Tea and Scotch with BradmanJonathan Northall |
Author: Perry, Roland
Publisher: ABC Books
Rating: 4 stars
Roland Perry is not a stranger to the Sir Donald Bradman story. Tea and Scotch with Bradman is Perry’s latest offering on Australia’s greatest ever cricketer and serves up a sympathetic portrait. The book is, overall, enjoyable with much insight into the psyche of Bradman. In essence, it is a story about the telling of Bradman’s story. Lines such as “He gave them [opponents] the highest respect by crushing them” hint at Bradman’s modus operandi on the cricket pitch. Also, the book delves into Bradman’s private life and how it affected his family.
The book explores the psychology of Bradman being Bradman (perhaps an insight into Steve Smith’s internal dialogue?). Perry’s relationship with Bradman, engendered over a period of years, gave the author access that no other person managed. Perry matches Bradman’s disclosed doctrines/value system to a well-written history of his playing days – the ‘what’ is well known, the ‘why’ less so. Short, sharp chapters keep the narrative flowing.
Hearing about Bradman’s personal loss in 1936 and the resultant Test series was fascinating – Bradman’s early captaincy is explored (personal tragedy, resentment and jealousy). This insight is where the book excelled; learning how Bradman operated and how that manifested into cricket is a joy. However, Perry sometimes allows his genuine warmth for the subject to come through, and it detracts from the argument being explored. Perry could have further studied Bradman’s tactic of dropping himself down the order. He explained that a captain protects his best batters, of which Bradman himself was, without doubt, the best, but it could have been further scrutinised. Bradman’s pragmatism had already been explored in the chapter.
Hearing Bradman’s own words about his playing days make the book worthwhile. Bradman’s equanimity is unparalleled – the simplistic complexity of a man who was nonpareil. Again, parallels to Steve Smith very much come to mind. Also, we are witness to the juxtaposition of Bradman the cricketer and Bradman the human – for example, exploring his love of music. It helps to paint a more three-dimensional portrait of ‘The Don’.
One of the aspects of Bradman’s life I was keen to understand was the relationship with Kerry Packer. Early in the chapter, Perry nails his colours to the ‘Establishment’ mast. I was hoping for a less subjective view of the relationship. For example, Perry states that Richie Benaud had been “seduced” by Packer’s money. There is an irony that the schism between the ACB and WSC still hasn’t fully healed in certain quarters even though it’s over 40 years since the event. Perry is allowed, of course, to take his side but it doesn’t help the book.

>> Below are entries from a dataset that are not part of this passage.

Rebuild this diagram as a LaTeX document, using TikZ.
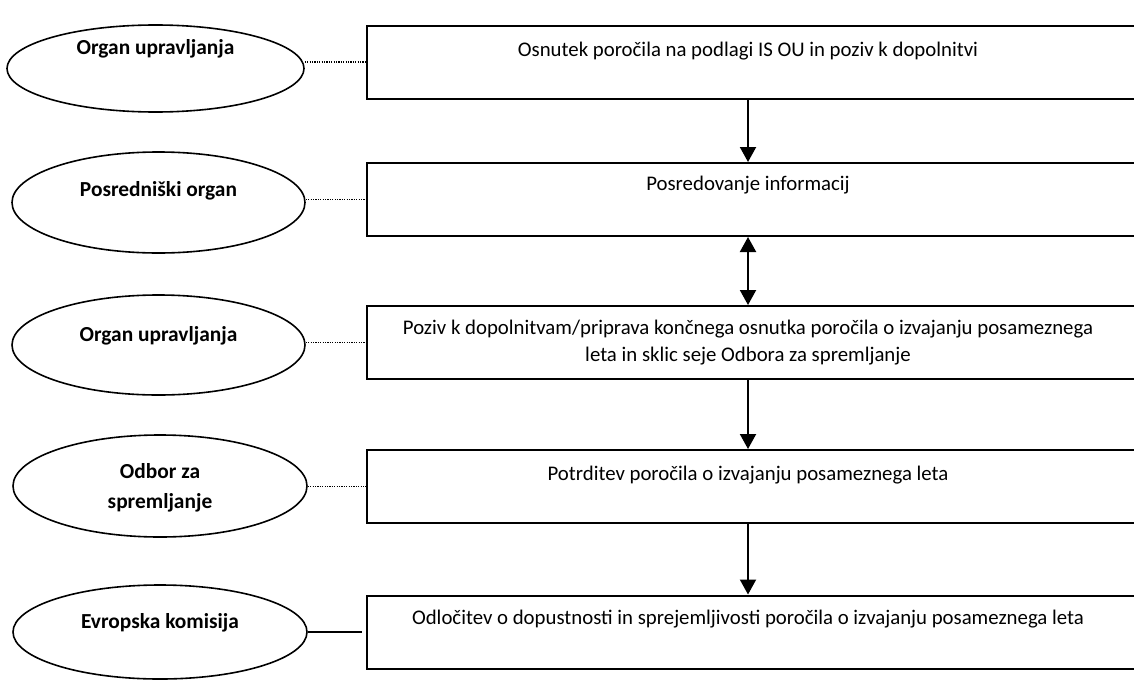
\documentclass[tikz,border=0pt]{standalone}
\usepackage{fontspec}
\setmainfont{Carlito}
\usetikzlibrary{shapes.geometric,arrows.meta}
\tikzset{
	stepbox/.style={draw, rectangle, line width=1pt, minimum width=386.5pt, minimum height=36.5pt, inner sep=0pt},
	organ/.style={draw, ellipse, line width=0.8pt, inner sep=0pt},
	organtxt/.style={font=\fontsize{10.7}{15}\selectfont\bfseries, align=center, inner sep=0pt},
	steptxt/.style={font=\fontsize{10.4}{13.5}\selectfont, align=center, inner sep=0pt},
	flow/.style={line width=1pt, -{Triangle[width=8pt,length=7.5pt]}},
	flowboth/.style={line width=1pt, {Triangle[width=8pt,length=7.5pt]}-{Triangle[width=8pt,length=7.5pt]}},
	link/.style={line width=0.8pt, dash pattern=on 0.6pt off 0.6pt},
}
\begin{document}
\begin{tikzpicture}[x=0.5pt,y=-0.5pt]
		\clip (0,0) rectangle (1134,680);
		
		% koraki postopka
		\node[stepbox] at (753.5,62) (b1) {};
		\node[stepbox] at (753.5,199.5) (b2) {};
		\node[stepbox] at (753.5,342.5) (b3) {};
		\node[stepbox] at (753.5,486.5) (b4) {};
		\node[stepbox] at (753.5,632) (b5) {};
		
		\node[steptxt] at (748,51) (t1) {Osnutek poročila na podlagi IS OU in poziv k dopolnitvi};
		\node[steptxt] at (748,185) (t2) {Posredovanje informacij};
		\node[steptxt] at (748,343) (t3) {Poziv k dopolnitvam/priprava končnega osnutka poročila o izvajanju posameznega\\leta in sklic seje Odbora za spremljanje};
		\node[steptxt] at (748,475) (t4) {Potrditev poročila o izvajanju posameznega leta};
		\node[steptxt] at (748,619) (t5) {Odločitev o dopustnosti in sprejemljivosti poročila o izvajanju posameznega leta};
		
		% organi
		\node[organ, minimum width=148.5pt, minimum height=43.5pt] at (155.5,68.5) (o1) {};
		\node[organ, minimum width=146.5pt, minimum height=50.5pt] at (158.5,202.5) (o2) {};
		\node[organ, minimum width=146.5pt, minimum height=50pt] at (158.5,345) (o3) {};
		\node[organ, minimum width=147pt, minimum height=51pt] at (160,486) (o4) {};
		\node[organ, minimum width=147pt, minimum height=47pt] at (160,632) (o5) {};
		
		\node[organtxt] at (155.5,49) (o1t) {Organ upravljanja};
		\node[organtxt] at (158.5,191) (o2t) {Posredniški organ};
		\node[organtxt] at (158.5,336) (o3t) {Organ upravljanja};
		\node[organtxt] at (160,488) (o4t) {Odbor za\\spremljanje};
		\node[organtxt] at (160,623) (o5t) {Evropska komisija};
		
		% povezave
		\draw[link] (o1.east |- b1.west) -- (b1.west);
		\draw[link] (o2.east |- b2.west) -- (b2.west);
		\draw[link] (o3.east |- b3.west) -- (b3.west);
		\draw[link] (o4.east |- b4.west) -- (b4.west);
		\draw[line width=0.8pt, shorten >=2pt] (o5.east |- b5.west) -- (b5.west);
		
		\draw[flow] (b1.south -| t1) -- (b2.north -| t1);
		\draw[flowboth] (b2.south -| t1) -- (b3.north -| t1);
		\draw[flow] (b3.south -| t1) -- (b4.north -| t1);
		\draw[flow] (b4.south -| t1) -- (b5.north -| t1);
\end{tikzpicture}
\end{document}
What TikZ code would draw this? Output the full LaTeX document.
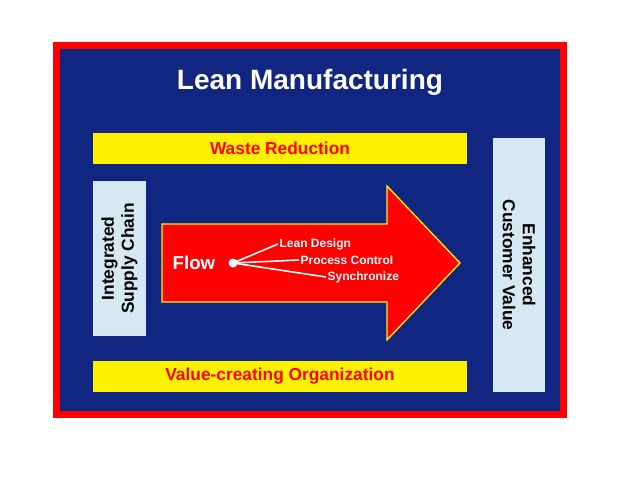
\documentclass[tikz,border=0pt]{standalone}
\usepackage{fontspec}
\setmainfont{Liberation Sans}
\begin{document}
\begin{tikzpicture}[x=0.75pt,y=-0.75pt,
  bar/.style={fill=yellow,draw=none},
  sidebox/.style={fill=cyan!10!blue!8!white,draw=none},
  lbl/.style={font=\bfseries,align=center,inner sep=0pt},
  sub/.style={text=white,font=\fontsize{9}{10}\selectfont\bfseries,anchor=west,inner sep=1pt}]
\definecolor{navy}{RGB}{16,38,128}
\definecolor{lblue}{RGB}{214,232,242}
\useasboundingbox (0,0) rectangle (638,478);
\fill[white] (0,0) rectangle (638,478);
\draw[red,line width=5pt,fill=navy] (56.5,45.5) rectangle (563.5,414.5);
\node[text=white,font=\fontsize{21}{24}\selectfont\bfseries] (title) at (310,82) {Lean Manufacturing};
\fill[yellow] (93,133) rectangle (467,164);
\node[lbl,text=red,font=\fontsize{13}{15}\selectfont\bfseries] (waste) at (280,148.5) {Waste Reduction};
\fill[yellow] (93,361) rectangle (467,392);
\node[lbl,text=red,font=\fontsize{13}{15}\selectfont\bfseries] (value) at (280,376.5) {Value-creating Organization};
\fill[lblue] (93,181) rectangle (146,336);
\node[lbl,rotate=90,font=\fontsize{13}{15}\selectfont\bfseries] (isc) at (119.5,258.5) {Integrated\\Supply Chain};
\fill[lblue] (493,138) rectangle (545,392);
\node[lbl,rotate=-90,font=\fontsize{13}{15}\selectfont\bfseries] (ecv) at (519,265) {Enhanced\\Customer Value};
\draw[yellow,line width=1pt,fill=red,line join=miter] (162,224) -- (387,224) -- (387,186) -- (460,263) -- (387,340) -- (387,302) -- (162,302) -- cycle;
\node[text=white,font=\fontsize{14}{16}\selectfont\bfseries,inner sep=0pt] (flow) at (194,263) {Flow};
\fill[white] (233,263) circle (4.5);
\coordinate (dot) at (233,263);
\node[sub] (ld) at (278,244) {Lean Design};
\node[sub] (pc) at (299,260) {Process Control};
\node[sub] (sy) at (326,277) {Synchronize};
\draw[white,line width=1.2pt] (dot) -- (ld.west);
\draw[white,line width=1.2pt] (dot) -- (pc.west);
\draw[white,line width=1.2pt] (dot) -- (sy.west);
\end{tikzpicture}
\end{document}
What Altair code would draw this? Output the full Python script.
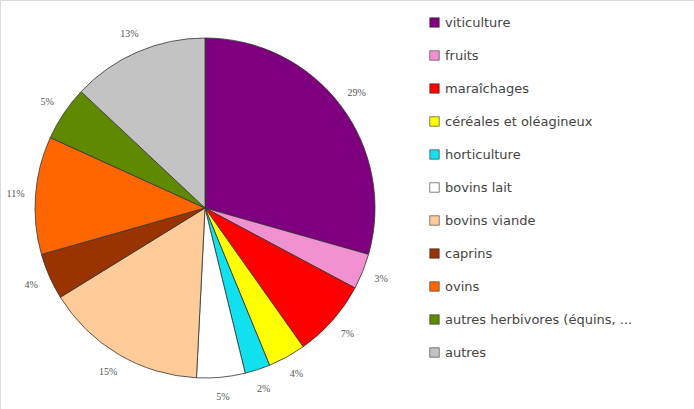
import altair as alt
import pandas as pd

categories = ["viticulture", "fruits", "maraîchages", "céréales et oléagineux",
              "horticulture", "bovins lait", "bovins viande", "caprins", "ovins",
              "autres herbivores (équins, ...", "autres"]
values = [29.4, 3.4, 7.4, 3.6, 2.4, 4.6, 15.4, 4.4, 11.2, 5.2, 13.0]
labels = ["29%", "3%", "7%", "4%", "2%", "5%", "15%", "4%", "11%", "5%", "13%"]
colors = ["#7F007F", "#F291CF", "#FF0000", "#FFFF00", "#11E0EE", "#FFFFFF",
          "#FFCC99", "#993300", "#FF6600", "#5F8A00", "#C3C3C3"]

df = pd.DataFrame({"cat": categories, "val": values, "lab": labels,
                   "idx": list(range(len(categories)))})

cx, cy = 205, 208

base = alt.Chart(df).encode(
    theta=alt.Theta("val:Q", stack=True),
    order=alt.Order("idx:Q"),
    x=alt.value(cx), y=alt.value(cy),
)

pie = base.mark_arc(outerRadius=170, stroke="#333333", strokeWidth=0.8).encode(
    color=alt.Color("cat:N", sort=categories,
                    scale=alt.Scale(domain=categories, range=colors),
                    legend=alt.Legend(
                        title=None, orient="none", legendX=428, legendY=16,
                        symbolType="square", symbolSize=90,
                        symbolStrokeColor="#333333", symbolStrokeWidth=0.6,
                        labelFont="DejaVu Sans", labelFontSize=13,
                        labelColor="#444444", labelLimit=300,
                        rowPadding=19, labelOffset=4)),
)

text = base.mark_text(radius=190, font="Liberation Serif", fontSize=10,
                      color="#555555").encode(text="lab:N")

chart = (pie + text).properties(
    width=694, height=409, padding=0,
    autosize=alt.AutoSizeParams(type="none"),
).configure_view(stroke=None).configure(background="white")

chart.save("out.html", embed_options={"renderer": "svg", "actions": False})
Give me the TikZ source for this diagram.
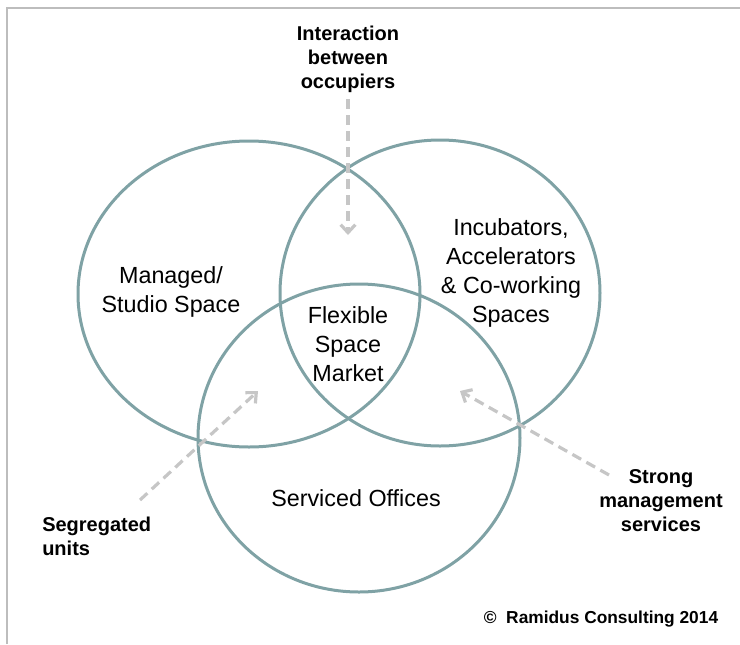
\documentclass[tikz,border=0pt]{standalone}
\usepackage{fontspec}
\setmainfont{Liberation Sans}
\usetikzlibrary{arrows.meta}
\definecolor{circcol}{HTML}{7FA2A5}
\definecolor{arrcol}{HTML}{C6C6C6}
\definecolor{framecol}{HTML}{BDBDBD}
\begin{document}
\begin{tikzpicture}[x=0.75pt,y=-0.75pt,
  circ/.style={draw=circcol,line width=2.25pt},
  darrow/.style={draw=arrcol,line width=2.4pt,dash pattern=on 7.5pt off 4.5pt,
    -{Straight Barb[length=6pt,width=11pt]}},
  lab/.style={font=\fontsize{17.5}{21.75}\selectfont,align=center,inner sep=0pt},
  blab/.style={font=\bfseries\fontsize{15}{18}\selectfont,align=center,inner sep=0pt}]
\useasboundingbox (0,0) rectangle (740,644);
% frame
\draw[framecol,line width=2pt] (7,644) -- (7,8) -- (740,8);
% circles
\draw[circ] (249,294) ellipse [x radius=128.25pt, y radius=114.75pt];
\draw[circ] (440,293) ellipse [x radius=120pt, y radius=114.75pt];
\draw[circ] (359,438) ellipse [x radius=120.75pt, y radius=115.5pt];
% labels in circles
\node[lab] (managed) at (171,292) {Managed/\\Studio Space};
\node[lab] (incub) at (511,273) {Incubators,\\Accelerators\\\& Co-working\\Spaces};
\node[lab] (flex) at (348,344) {Flexible\\Space\\Market};
\node[lab] (serv) at (356,498) {Serviced Offices};
% outer labels
\node[blab] (inter) at (348,59) {Interaction\\between\\occupiers};
\node[blab,align=left,anchor=west] (segr) at (42,536) {Segregated\\units};
\node[blab] (strong) at (661,501) {Strong\\management\\services};
\node[font=\bfseries\fontsize{13}{16}\selectfont,inner sep=0pt] (copy) at (601,619) {©\ \ Ramidus Consulting 2014};
% arrows
\coordinate (t1) at (348,99);
\coordinate (h1) at (348,235);
\coordinate (t2) at (140,500);
\coordinate (h2) at (258,391);
\coordinate (t3) at (609,475);
\coordinate (h3) at (460,391);
\draw[darrow] (t1) -- (h1);
\draw[darrow] (t2) -- (h2);
\draw[darrow] (t3) -- (h3);
\end{tikzpicture}
\end{document}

From this point, I felt that the book does change tactic. Perry is a talented writer, but his relationship with Bradman has influenced his reasoning. There is a chapter on Bradman’s attitude to fame where it is interestingly paralleled to Ron Barassi. This is a fascinating exploration of how greatness is dealt with differently. Compare that to a chapter on Bradman being funnier than George Burns, which could be a measure of the endearment from Perry, feels obsequious and unnecessary.
There is a chapter in the book which explores how Bradman’s best XI (another one of Perry’s books) was received. Frustratingly, it continued to see Perry act as defender against, and sometimes attacker of, critics of Bradman. At this point, I started to experience feelings of disappointment.
The book ends with Perry offering a personal recollection of a dream of Bradman dying which coincided with his actual death in 2001. I was not sure how I, as a reader, was supposed to feel with this disclosure. Clearly, the author and subject had warmth and bonhomie with each other. Perry’s book managed to utilise this for extensive periods of the book to the reader’s benefit. Occasionally, it polarises your opinion, and I’m not a fan of such a tactic.
Overall, the book is very readable and brings many insights about Bradman that will help to flesh out the man who was far more than the statistic of 99.94. However, be prepared to take sides as you delve deeper into the book. Perhaps try reading those chapters with a tea and scotch to hand.